▸ **Exercise instructions**
Go through the material and pull out every line with the string "diagram" in it.

▸ **Given material**
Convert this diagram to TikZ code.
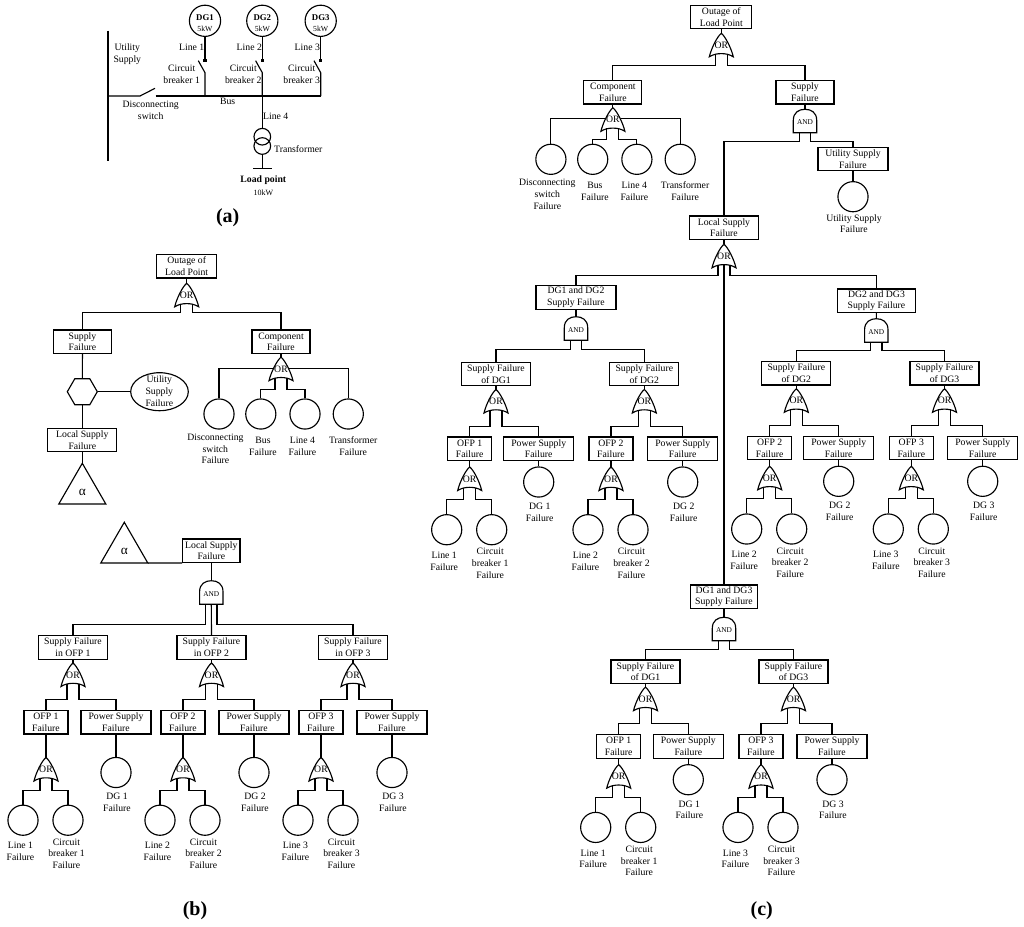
\documentclass[tikz,border=0pt]{standalone}
\usepackage{fontspec}
\setmainfont{Liberation Serif}
\usetikzlibrary{arrows.meta,shapes.geometric}

\tikzset{every picture/.style={line width=0.85pt}}
\tikzset{
  lbl/.style={inner sep=0pt,align=center,font=\fontsize{7.3}{8.8}\selectfont},
  capt/.style={inner sep=0pt,font=\fontsize{15}{17}\selectfont\bfseries},
  faultbox/.style={draw,fill=white,inner sep=0pt,align=center,minimum height=17.6pt,
    minimum width={#1*0.75pt},font=\fontsize{7.3}{8.8}\selectfont},
  faultbox/.default=69,
  eventc/.style={draw,circle,inner sep=0pt,minimum size=22.6pt},
  xfer/.style={draw,regular polygon,regular polygon sides=3,inner sep=0pt,outer sep=0pt,minimum size=40.7pt},
  alphat/.style={inner sep=0pt,font=\fontsize{10}{12}\selectfont},
  orgate/.pic={
    \draw[fill=white] (0,0) .. controls (4,3) and (10,15) .. (12,23.5) .. controls (8,21) and (4,20.3) .. (0,20.3) .. controls (-4,20.3) and (-8,21) .. (-12,23.5) .. controls (-10,15) and (-4,3) .. (0,0) -- cycle;
    \node[lbl] (-t) at (0,12) {OR};
    \coordinate (-top) at (0,0);
    \coordinate (-l) at (-6,20.6);
    \coordinate (-r) at (6,20.6);
    \coordinate (-w) at (-8,11);
    \coordinate (-e) at (8,11);
  },
  andgate/.pic={
    \draw[fill=white] (-11.7,23.5) -- (-11.7,11) .. controls (-11.7,3) and (-6,0) .. (0,0) .. controls (6,0) and (11.7,3) .. (11.7,11) -- (11.7,23.5) -- cycle;
    \node[inner sep=0pt,font=\fontsize{5.5}{6}\selectfont] (-t) at (0,13) {AND};
    \coordinate (-top) at (0,0);
    \coordinate (-l) at (-5.7,23.5);
    \coordinate (-m) at (0,23.5);
    \coordinate (-r) at (5.7,23.5);
  },
}

% name, x of box, x of OFP box, x of power box, y, title, number, extra drop
\newcommand{\ofptree}[8]{
  \node[faultbox] (#1) at (#2,#5) {#6};
  \pic (#1g) at (#2,#5+15.5) {orgate};
  \node[faultbox=44] (#1o) at (#3,#5+74.7) {OFP #7\\Failure};
  \node[faultbox=70] (#1p) at (#4,#5+74.7) {Power Supply\\Failure};
  \pic (#1h) at (#3,#5+93+#8) {orgate};
  \node[eventc] (#1a) at (#3-23,#5+155.7+#8) {};
  \node[eventc] (#1b) at (#3+22,#5+155.7+#8) {};
  \node[eventc] (#1c) at (#4,#5+108+#8) {};
  \node[lbl] (#1la) at (#3-25.5,#5+187+#8) {Line #7\\Failure};
  \node[lbl] (#1lb) at (#3+20.5,#5+189.3+#8) {Circuit\\breaker #7\\Failure};
  \node[lbl] (#1lc) at (#4+1,#5+138+#8) {DG #7\\Failure};
  \draw (#1) -- (#1g-top);
  \draw (#1g-l) -- ++(0,16) -| (#1o.north);
  \draw (#1g-r) -- ++(0,16) -| (#1p.north);
  \draw (#1o) -- (#1h-top);
  \draw (#1h-l) -- ++(0,12) -| (#1a.north);
  \draw (#1h-r) -- ++(0,12) -| (#1b.north);
  \draw (#1p) -- (#1c);
}

% name, x, y, extra drop
\newcommand{\compfail}[4]{
  \node[faultbox=58] (#1) at (#2,#3) {Component\\Failure};
  \pic (#1g) at (#2,#3+15.5) {orgate};
  \node[eventc] (#1a) at (#2-62,#3+67+#4) {};
  \node[eventc] (#1b) at (#2-20.2,#3+67+#4) {};
  \node[eventc] (#1c) at (#2+24,#3+67+#4) {};
  \node[eventc] (#1d) at (#2+67.3,#3+67+#4) {};
  \node[lbl] (#1la) at (#2-65.6,#3+102+#4) {Disconnecting\\switch\\Failure};
  \node[lbl] (#1lb) at (#2-18,#3+99+#4) {Bus\\Failure};
  \node[lbl] (#1lc) at (#2+21.4,#3+99+#4) {Line 4\\Failure};
  \node[lbl] (#1ld) at (#2+72.2,#3+99+#4) {Transformer\\Failure};
  \draw (#1) -- (#1g-top);
  \draw (#1g-w) -| (#1a.north);
  \draw (#1g-e) -| (#1d.north);
  \draw (#1g-l) -- ++(0,11.4) -| (#1b.north);
  \draw (#1g-r) -- ++(0,11.4) -| (#1c.north);
}

\begin{document}
\begin{tikzpicture}[x=0.75pt,y=-0.75pt]
\useasboundingbox (0,0) rectangle (1024,926);

% Part a: one-line diagram
\coordinate (barT) at (108.3,30.7);
\coordinate (barB) at (108.3,161);
\coordinate (busA) at (108.3,96);
\coordinate (swA) at (140,96);
\coordinate (swB) at (155,88.3);
\coordinate (busB) at (155.5,96);
\coordinate (busC) at (320.7,96);
\draw [line width=1.6pt] (barT) -- (barB);
\draw (busA) -- (swA) -- (swB);
\draw (busB) -- (busC);
\foreach \n/\x in {1/205,2/262.3,3/320.7}{
  \node[eventc,minimum size=23.4pt] (dg\n) at (\x,20.8) {};
  \node[inner sep=0pt,align=center,font=\fontsize{6.6}{8.2}\selectfont] (dgt\n) at (\x,23.6) {\textbf{DG\n}\\{\fontsize{5.8}{7}\selectfont 5kW}};
  \coordinate (tip\n) at (\x,62);
  \coordinate (blA\n) at (\x-6.7,60.7);
  \coordinate (blB\n) at (\x,72.7);
  \coordinate (bus\n) at (\x,96);
  \draw [-{Square[length=2pt,width=2.4pt]}] (dg\n) -- (tip\n);
  \draw (blA\n) -- (blB\n) -- (bus\n);
}
\node[lbl] (ln1) at (191.7,47.7) {Line 1};
\node[lbl] (ln2) at (249.3,47.7) {Line 2};
\node[lbl] (ln3) at (307.3,47.7) {Line 3};
\node[lbl] (cb1) at (181.7,74.6) {Circuit\\breaker 1};
\node[lbl] (cb2) at (243.3,74.6) {Circuit\\breaker 2};
\node[lbl] (cb3) at (301.7,74.6) {Circuit\\breaker 3};
\node[lbl] (utl) at (127.3,54.5) {Utility\\Supply};
\node[lbl] (dsw) at (150.7,110) {Disconnecting\\switch};
\node[lbl] (bsl) at (227.7,101.7) {Bus};
\node[lbl] (ln4) at (275.7,116.7) {Line 4};
\node[draw,circle,inner sep=0pt,minimum size=12.5pt] (tra) at (262.3,136.7) {};
\node[draw,circle,inner sep=0pt,minimum size=12.5pt] (trb) at (262.3,146) {};
\node[lbl] (trl) at (298.3,149) {Transformer};
\coordinate (lpA) at (253.3,168.3);
\coordinate (lpB) at (271.7,168.3);
\coordinate (lpM) at (262.3,168.3);
\draw (bus2) -- (tra);
\draw (trb) -- (lpM);
\draw (lpA) -- (lpB);
\node[lbl,font=\fontsize{7.3}{8.8}\selectfont\bfseries] (lpl) at (263.3,180.3) {Load point};
\node[lbl,font=\fontsize{6}{7}\selectfont] (lpw) at (263.3,192.7) {10kW};
\node[capt] (capa) at (227.7,218) {(a)};

% Part b: upper tree
\node[faultbox=60] (outb) at (186.7,266.3) {Outage of\\Load Point};
\pic (outbg) at (186.7,283.3) {orgate};
\node[faultbox=58] (supb) at (82.5,341.7) {Supply\\Failure};
\compfail{cmpb}{281}{341.7}{5.3}
\node[draw,regular polygon,regular polygon sides=6,inner sep=0pt,minimum size=22.5pt] (hexb) at (82.3,391.7) {};
\node[draw,ellipse,inner sep=0pt,minimum width=43.2pt,minimum height=28.5pt] (utlb) at (159.5,391.7) {};
\node[lbl] (utlt) at (159.3,391.2) {Utility\\Supply\\Failure};
\node[faultbox] (locb) at (82.3,440) {Local Supply\\Failure};
\node[xfer] (trib) at (82.3,490.4) {};
\node[alphat] (alb) at (82.3,492.7) {α};
\draw (outb) -- (outbg-top);
\draw (outbg-l) -- ++(0,8.8) -| (supb.north);
\draw (outbg-r) -- ++(0,8.8) -| (cmpb.north);
\draw (supb) -- (hexb);
\draw (hexb) -- (utlb);
\draw (hexb) -- (locb);
\draw (locb) -- (trib.corner 1);

% Part b: lower tree
\node[xfer] (tric) at (124.3,549.4) {};
\node[alphat] (alc) at (124.3,551) {α};
\node[faultbox=57.3] (locc) at (211.3,550.7) {Local Supply\\Failure};
\draw (tric.corner 3) -- (locc.south west);
\pic (loccg) at (211.3,580.7) {andgate};
\draw (locc) -- (loccg-top);
\ofptree{ofa}{73}{46}{116}{647.5}{Supply Failure\\in OFP 1}{1}{17}
\ofptree{ofb}{211.5}{183}{254}{647.5}{Supply Failure\\in OFP 2}{2}{17}
\ofptree{ofc}{353}{321}{392}{647.5}{Supply Failure\\in OFP 3}{3}{17}
\draw (loccg-l) -- ++(0,20.5) -| (ofa.north);
\draw (loccg-m) -- (ofb.north);
\draw (loccg-r) -- ++(0,20.5) -| (ofc.north);
\node[capt] (capb) at (195,910.7) {(b)};

% Part c: upper tree
\node[faultbox=61] (outc) at (721.3,17) {Outage of\\Load Point};
\pic (outcg) at (721.3,33.3) {orgate};
\compfail{cmpc}{612.9}{92.3}{0}
\node[faultbox=58] (supc) at (805,92.3) {Supply\\Failure};
\pic (supcg) at (805,109.3) {andgate};
\node[faultbox=70] (utlc) at (853,159) {Utility Supply\\Failure};
\node[eventc] (utle) at (853,196.7) {};
\node[lbl] (utlx) at (854,223.7) {Utility Supply\\Failure};
\node[faultbox] (locd) at (724,227.7) {Local Supply\\Failure};
\pic (locdg) at (724,244.3) {orgate};
\draw (outc) -- (outcg-top);
\draw (outcg-l) -- ++(0,11.7) -| (cmpc.north);
\draw (outcg-r) -- ++(0,11.7) -| (supc.north);
\draw (supc) -- (supcg-top);
\draw (supcg-l) -- ++(0,9) -| (locd.north);
\draw (supcg-r) -- ++(0,9) -| (utlc.north);
\draw (utlc) -- (utle);
\draw (locd) -- (locdg-top);

% Part c: three branches
\node[faultbox=80] (dab) at (576,297.5) {DG1 and DG2\\Supply Failure};
\node[faultbox=77.3] (dbc) at (876.5,300.7) {DG2 and DG3\\Supply Failure};
\node[faultbox=66.6] (dac) at (724,596.7) {DG1 and DG3\\Supply Failure};
\pic (dabg) at (576,316.7) {andgate};
\pic (dbcg) at (876.3,318.7) {andgate};
\pic (dacg) at (724,617.3) {andgate};
\draw (locdg-l) -- ++(0,10.7) -| (dab.north);
\draw (locdg-r) -- ++(0,10.7) -| (dbc.north);
\draw (locdg-top) ++(0,20.6) -- (dac.north);
\draw (dab) -- (dabg-top);
\draw (dbc) -- (dbcg-top);
\draw (dac) -- (dacg-top);
\ofptree{sa}{496}{469.7}{538.7}{374}{Supply Failure\\of DG1}{1}{0}
\ofptree{sb}{644.3}{611}{682.7}{374}{Supply Failure\\of DG2}{2}{0}
\ofptree{sc}{796.3}{769.7}{838.7}{373.3}{Supply Failure\\of DG2}{2}{0}
\ofptree{sd}{944.5}{911.3}{982.7}{373.3}{Supply Failure\\of DG3}{3}{0}
\ofptree{se}{645.5}{618.7}{688.3}{671.7}{Supply Failure\\of DG1}{1}{0}
\ofptree{sf}{793.5}{761}{832}{671.7}{Supply Failure\\of DG3}{3}{0}
\draw (dabg-l) -- ++(0,9) -| (sa.north);
\draw (dabg-r) -- ++(0,9) -| (sb.north);
\draw (dbcg-l) -- ++(0,8) -| (sc.north);
\draw (dbcg-r) -- ++(0,8) -| (sd.north);
\draw (dacg-l) -- ++(0,8.3) -| (se.north);
\draw (dacg-r) -- ++(0,8.3) -| (sf.north);
\node[capt] (capc) at (761.7,911) {(c)};

\end{tikzpicture}
\end{document}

▸ **Solution below**
Convert this diagram to TikZ code.
% Part a: one-line diagram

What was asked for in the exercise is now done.